**WORK TO COMPLETE**. Please, without the pictures, retype exactly the lines from the start of the material through the line that holds "-1.02, -1.39, -1.66, -1.78, -1.57, -1.05, -0.53];".

**SUPPLIED DATA**.
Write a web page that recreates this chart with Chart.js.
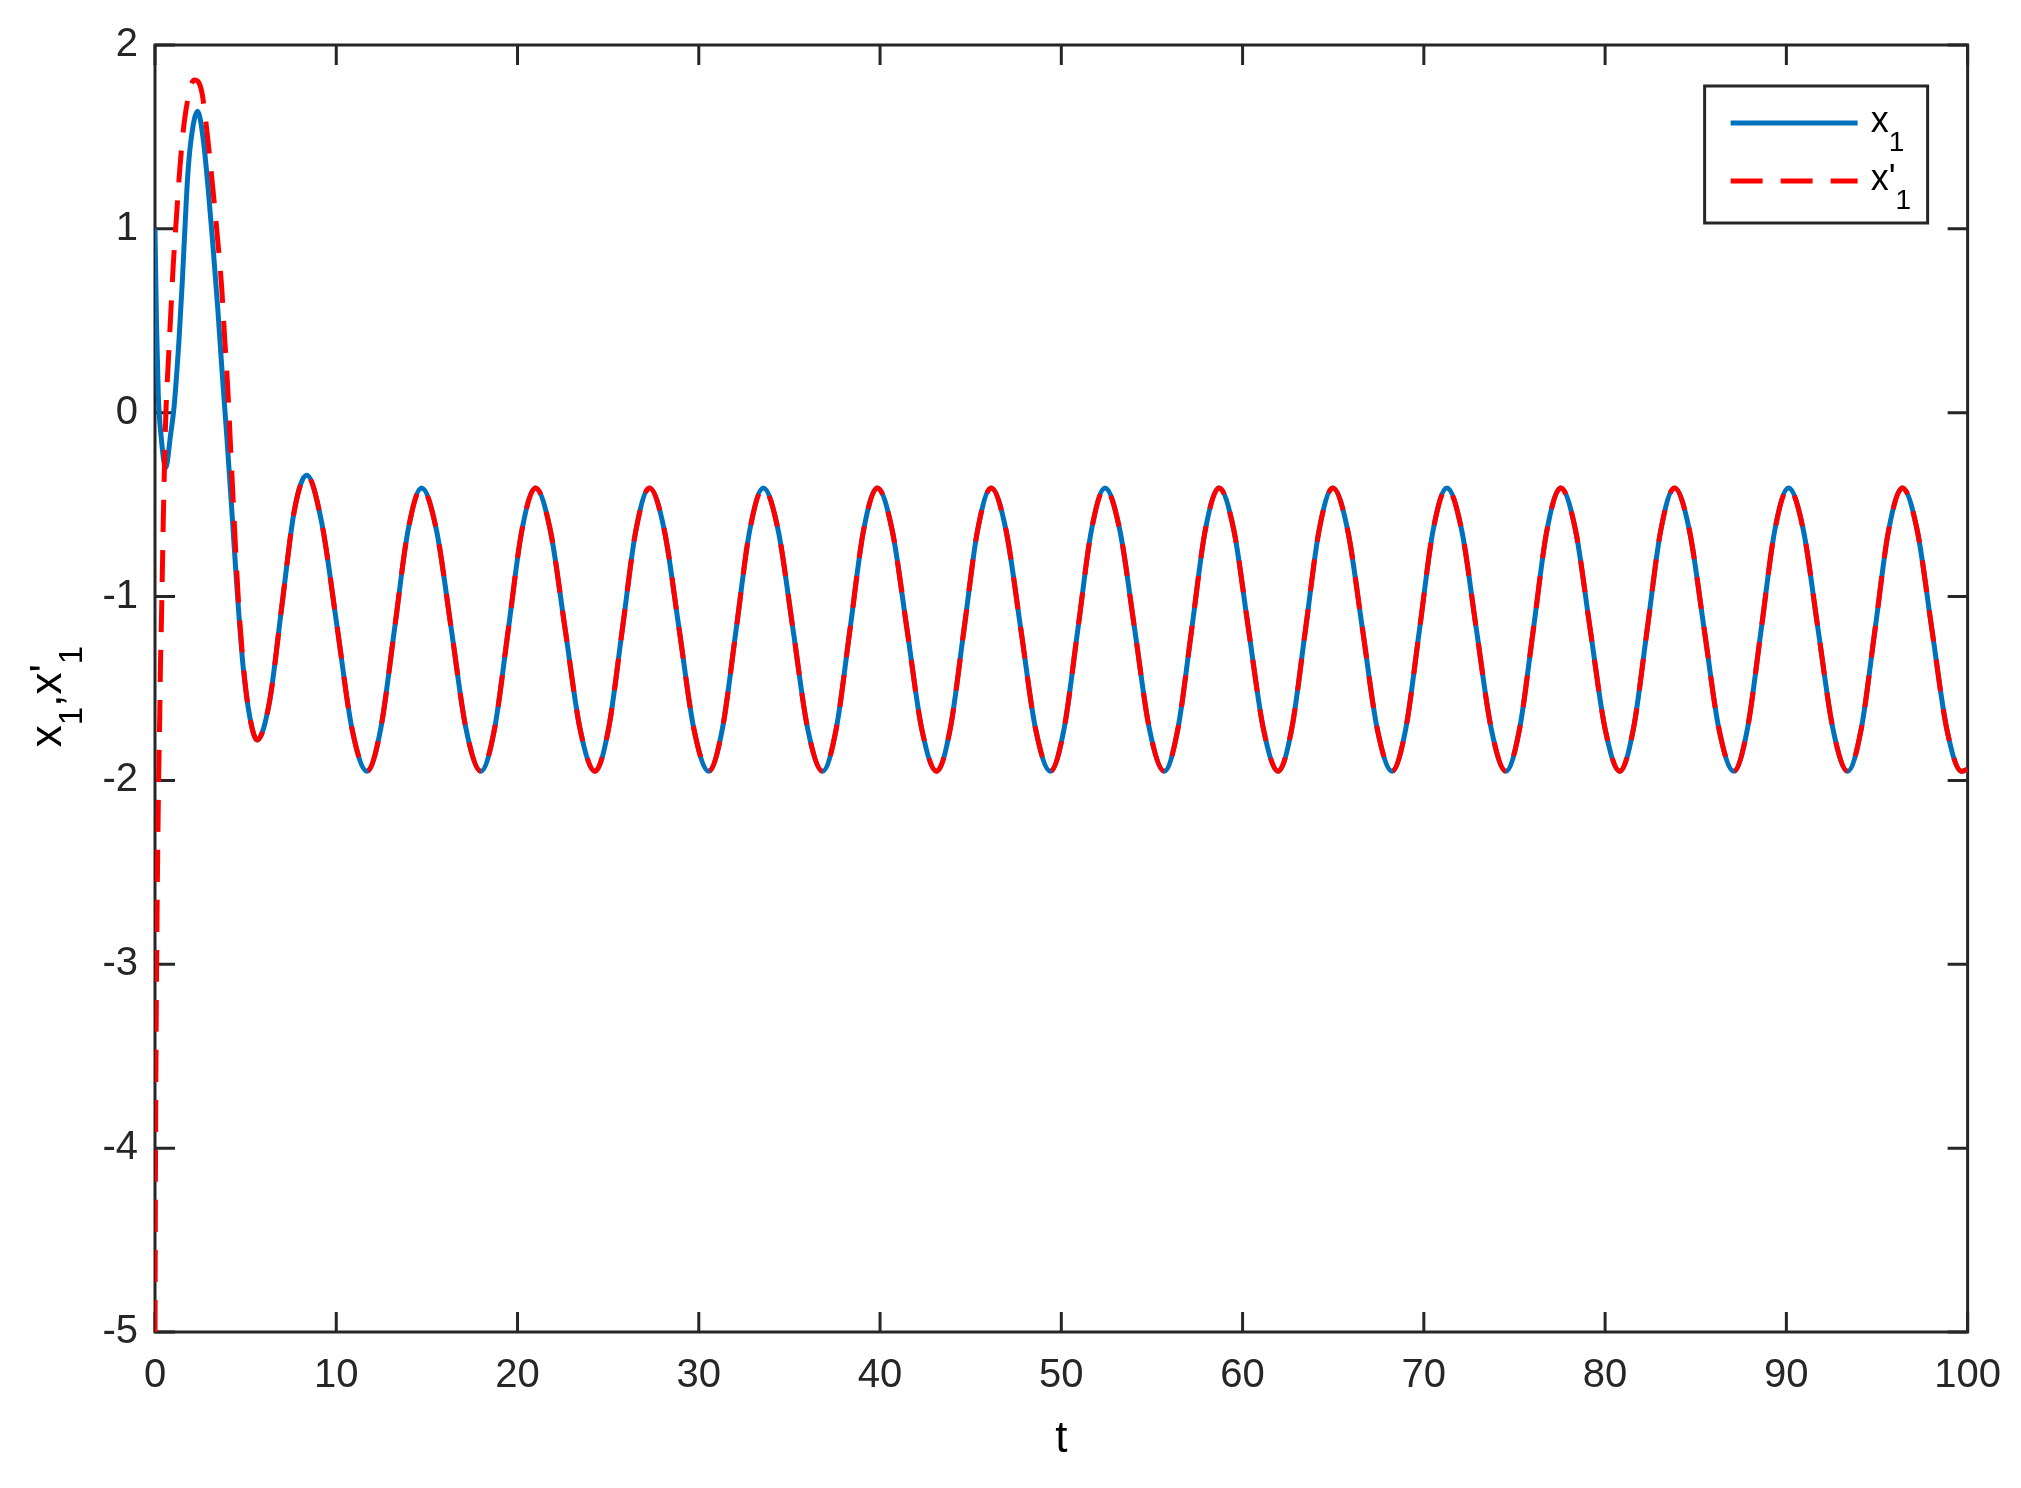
<!DOCTYPE html>
<html>
<head>
<meta charset="utf-8">
<script src="https://cdn.jsdelivr.net/npm/chart.js@4.4.0/dist/chart.umd.min.js"></script>
<style>
  html, body { margin: 0; padding: 0; background: #fff; }
</style>
</head>
<body>
<canvas id="linechart" width="2021" height="1488"></canvas>
<script>
// Transient part of x1 (t < 8.37)
const tX1 = [0.00, 0.08, 0.18, 0.33, 0.59, 0.86, 1.05, 1.32, 1.51, 1.65, 1.80, 1.97, 2.35, 2.67, 2.94, 3.18,
  3.46, 3.71, 3.97, 4.25, 4.54, 4.87, 5.24, 5.64, 6.32, 7.00, 7.69];
const x1Start = [1.00, 0.50, 0.10, -0.12, -0.30, -0.12, 0.03, 0.39, 0.72, 1.00, 1.28, 1.47, 1.64, 1.48, 1.21, 0.93,
  0.57, 0.21, -0.14, -0.55, -0.98, -1.39, -1.66, -1.78, -1.57, -1.05, -0.53];

// Transient part of x'1 (observer estimate)
const tX1p = [0.00, 0.03, 0.09, 0.20, 0.26, 0.30, 0.36, 0.41, 0.46, 0.52, 0.60, 0.72, 0.86, 1.00, 1.18, 1.38,
  1.64, 2.17, 2.57, 2.90, 3.18, 3.44, 3.68, 3.84, 4.01, 4.20, 4.40, 4.60, 4.89, 5.24, 5.64, 6.32, 7.00, 7.69];
const x1pStart = [-5.00, -4.00, -3.00, -2.00, -1.66, -1.38, -1.11, -0.84, -0.57, -0.30, 0.00, 0.25, 0.52, 0.79, 1.06, 1.34,
  1.60, 1.81, 1.75, 1.50, 1.23, 0.96, 0.68, 0.41, 0.14, -0.25, -0.65, -1.02, -1.39, -1.66, -1.78, -1.57, -1.05, -0.53];

// Steady oscillation, both curves lie on top of each other here
const tSteady = [8.37, 9.20, 10.04, 10.87,
  11.70, 12.45, 13.21, 13.96, 14.71, 15.53, 16.35, 17.16,
  17.98, 18.73, 19.49, 20.24, 20.99, 21.81, 22.63, 23.45,
  24.27, 25.02, 25.78, 26.53, 27.28, 28.10, 28.92, 29.73,
  30.55, 31.30, 32.06, 32.81, 33.56, 34.38, 35.20, 36.01,
  36.83, 37.58, 38.34, 39.09, 39.85, 40.67, 41.49, 42.30,
  43.12, 43.87, 44.63, 45.38, 46.13, 46.95, 47.77, 48.58,
  49.40, 50.15, 50.91, 51.66, 52.41, 53.23, 54.05, 54.86,
  55.68, 56.43, 57.19, 57.94, 58.70, 59.52, 60.33, 61.15,
  61.96, 62.71, 63.47, 64.22, 64.98, 65.80, 66.62, 67.43,
  68.25, 69.00, 69.76, 70.51, 71.27, 72.09, 72.90, 73.72,
  74.53, 75.28, 76.04, 76.79, 77.55, 78.37, 79.18, 80.00,
  80.81, 81.56, 82.32, 83.07, 83.83, 84.65, 85.47, 86.28,
  87.10, 87.85, 88.61, 89.36, 90.12, 90.94, 91.75, 92.57,
  93.38, 94.13, 94.89, 95.64, 96.40, 97.22, 98.03, 98.85,
  99.66, 100.00];
const ySteady = [-0.34, -0.60, -1.16, -1.72,
  -1.95, -1.72, -1.18, -0.64, -0.41, -0.64, -1.18, -1.72,
  -1.95, -1.72, -1.18, -0.64, -0.41, -0.64, -1.18, -1.72,
  -1.95, -1.72, -1.18, -0.64, -0.41, -0.64, -1.18, -1.72,
  -1.95, -1.72, -1.18, -0.64, -0.41, -0.64, -1.18, -1.72,
  -1.95, -1.72, -1.18, -0.64, -0.41, -0.64, -1.18, -1.72,
  -1.95, -1.72, -1.18, -0.64, -0.41, -0.64, -1.18, -1.72,
  -1.95, -1.72, -1.18, -0.64, -0.41, -0.64, -1.18, -1.72,
  -1.95, -1.72, -1.18, -0.64, -0.41, -0.64, -1.18, -1.72,
  -1.95, -1.72, -1.18, -0.64, -0.41, -0.64, -1.18, -1.72,
  -1.95, -1.72, -1.18, -0.64, -0.41, -0.64, -1.18, -1.72,
  -1.95, -1.72, -1.18, -0.64, -0.41, -0.64, -1.18, -1.72,
  -1.95, -1.72, -1.18, -0.64, -0.41, -0.64, -1.18, -1.72,
  -1.95, -1.72, -1.18, -0.64, -0.41, -0.64, -1.18, -1.72,
  -1.95, -1.72, -1.18, -0.64, -0.41, -0.64, -1.18, -1.72,
  -1.95, -1.94];

const xTicks = [0, 10, 20, 30, 40, 50, 60, 70, 80, 90, 100];
const yTicks = [-5, -4, -3, -2, -1, 0, 1, 2];

const FONT = '"Liberation Sans", Arial, Helvetica, sans-serif';
const INK = '#262626';
const BLUE = '#0072BD';
const RED = '#FF0000';

function toPoints(ts, ys) {
  return ts.map((t, i) => ({x: t, y: ys[i]}));
}

// text with subscripts: parts = [{text, sub}]
function drawRich(ctx, parts, x, y, size, subSize, drop) {
  let cx = x;
  parts.forEach(p => {
    ctx.font = (p.sub ? subSize : size) + 'px ' + FONT;
    ctx.fillText(p.text, cx, p.sub ? y + drop : y);
    cx += ctx.measureText(p.text).width;
  });
}
function richWidth(ctx, parts, size, subSize) {
  let w = 0;
  parts.forEach(p => {
    ctx.font = (p.sub ? subSize : size) + 'px ' + FONT;
    w += ctx.measureText(p.text).width;
  });
  return w;
}

const matlabAxes = {
  id: 'matlabAxes',
  beforeDatasetsDraw(chart) {
    const {ctx, chartArea: a, scales} = chart;
    ctx.save();
    ctx.strokeStyle = INK;
    ctx.lineWidth = 3;
    ctx.strokeRect(a.left, a.top, a.right - a.left, a.bottom - a.top);
    const tl = 20;
    ctx.beginPath();
    xTicks.forEach(v => {
      const px = scales.x.getPixelForValue(v);
      ctx.moveTo(px, a.bottom); ctx.lineTo(px, a.bottom - tl);
      ctx.moveTo(px, a.top); ctx.lineTo(px, a.top + tl);
    });
    yTicks.forEach(v => {
      const py = scales.y.getPixelForValue(v);
      ctx.moveTo(a.left, py); ctx.lineTo(a.left + tl, py);
      ctx.moveTo(a.right, py); ctx.lineTo(a.right - tl, py);
    });
    ctx.stroke();
    ctx.restore();
  },
  afterDraw(chart) {
    const {ctx, chartArea: a} = chart;
    ctx.save();
    ctx.fillStyle = '#000';
    ctx.textBaseline = 'alphabetic';

    // x label
    ctx.font = '44px ' + FONT;
    ctx.textAlign = 'center';
    ctx.fillText('t', (a.left + a.right) / 2, a.bottom + 120);

    // y label, rotated
    ctx.textAlign = 'left';
    const yParts = [{text: 'x'}, {text: '1', sub: true}, {text: ','}, {text: 'x\''}, {text: '1', sub: true}];
    const w = richWidth(ctx, yParts, 44, 33);
    ctx.save();
    ctx.translate(61, (a.top + a.bottom) / 2 + 8);
    ctx.rotate(-Math.PI / 2);
    drawRich(ctx, yParts, -w / 2, 0, 44, 33, 21);
    ctx.restore();

    // legend box
    const bx = a.right - 263, by = a.top + 41, bw = 223, bh = 137;
    ctx.fillStyle = '#fff';
    ctx.fillRect(bx, by, bw, bh);
    ctx.strokeStyle = INK;
    ctx.lineWidth = 3;
    ctx.strokeRect(bx, by, bw, bh);

    ctx.lineWidth = 5;
    ctx.strokeStyle = BLUE;
    ctx.beginPath();
    ctx.moveTo(bx + 26, by + 37); ctx.lineTo(bx + 153, by + 37);
    ctx.stroke();
    ctx.strokeStyle = RED;
    ctx.setLineDash([32, 18]);
    ctx.beginPath();
    ctx.moveTo(bx + 26, by + 95); ctx.lineTo(bx + 153, by + 95);
    ctx.stroke();
    ctx.setLineDash([]);

    ctx.fillStyle = '#000';
    drawRich(ctx, [{text: 'x'}, {text: '1', sub: true}], bx + 166, by + 46, 36, 28, 19);
    drawRich(ctx, [{text: 'x\''}, {text: '1', sub: true}], bx + 166, by + 104, 36, 28, 19);
    ctx.restore();
  }
};

new Chart('linechart', {
  type: 'line',
  data: {
    datasets: [
      {
        label: 'x1',
        data: toPoints(tX1.concat(tSteady), x1Start.concat(ySteady)),
        borderColor: BLUE,
        borderWidth: 5,
        pointRadius: 0,
        fill: false,
        cubicInterpolationMode: 'monotone',
        order: 1
      },
      {
        label: "x'1",
        data: toPoints(tX1p.concat(tSteady), x1pStart.concat(ySteady)),
        borderColor: RED,
        borderWidth: 5,
        borderDash: [32, 18],
        pointRadius: 0,
        fill: false,
        cubicInterpolationMode: 'monotone',
        order: 0
      }
    ]
  },
  options: {
    responsive: false,
    devicePixelRatio: 1,
    animation: false,
    layout: {padding: {top: 45, right: 51, left: 0, bottom: 0}},
    plugins: {legend: {display: false}, tooltip: {enabled: false}},
    scales: {
      x: {
        type: 'linear',
        min: 0,
        max: 100,
        afterFit: s => { s.height = 156; },
        afterBuildTicks: s => { s.ticks = xTicks.map(v => ({value: v})); },
        ticks: {color: INK, font: {family: FONT, size: 40}, padding: 20, maxRotation: 0, autoSkip: false},
        grid: {drawOnChartArea: false, drawTicks: false},
        border: {display: false}
      },
      y: {
        type: 'linear',
        min: -5,
        max: 2,
        afterFit: s => { s.width = 155; },
        afterBuildTicks: s => { s.ticks = yTicks.map(v => ({value: v})); },
        ticks: {color: INK, font: {family: FONT, size: 40}, padding: 17},
        grid: {drawOnChartArea: false, drawTicks: false},
        border: {display: false}
      }
    }
  },
  plugins: [matlabAxes]
});
</script>
</body>
</html>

**TASK SOLUTION**.
Write a web page that recreates this chart with Chart.js.
<!DOCTYPE html>
<html>
<head>
<meta charset="utf-8">
<script src="https://cdn.jsdelivr.net/npm/chart.js@4.4.0/dist/chart.umd.min.js"></script>
<style>
  html, body { margin: 0; padding: 0; background: #fff; }
</style>
</head>
<body>
<canvas id="linechart" width="2021" height="1488"></canvas>
<script>
// Transient part of x1 (t < 8.37)
const tX1 = [0.00, 0.08, 0.18, 0.33, 0.59, 0.86, 1.05, 1.32, 1.51, 1.65, 1.80, 1.97, 2.35, 2.67, 2.94, 3.18,
  3.46, 3.71, 3.97, 4.25, 4.54, 4.87, 5.24, 5.64, 6.32, 7.00, 7.69];
const x1Start = [1.00, 0.50, 0.10, -0.12, -0.30, -0.12, 0.03, 0.39, 0.72, 1.00, 1.28, 1.47, 1.64, 1.48, 1.21, 0.93,
  0.57, 0.21, -0.14, -0.55, -0.98, -1.39, -1.66, -1.78, -1.57, -1.05, -0.53];

// Transient part of x'1 (observer estimate)
const tX1p = [0.00, 0.03, 0.09, 0.20, 0.26, 0.30, 0.36, 0.41, 0.46, 0.52, 0.60, 0.72, 0.86, 1.00, 1.18, 1.38,
  1.64, 2.17, 2.57, 2.90, 3.18, 3.44, 3.68, 3.84, 4.01, 4.20, 4.40, 4.60, 4.89, 5.24, 5.64, 6.32, 7.00, 7.69];
const x1pStart = [-5.00, -4.00, -3.00, -2.00, -1.66, -1.38, -1.11, -0.84, -0.57, -0.30, 0.00, 0.25, 0.52, 0.79, 1.06, 1.34,
  1.60, 1.81, 1.75, 1.50, 1.23, 0.96, 0.68, 0.41, 0.14, -0.25, -0.65, -1.02, -1.39, -1.66, -1.78, -1.57, -1.05, -0.53];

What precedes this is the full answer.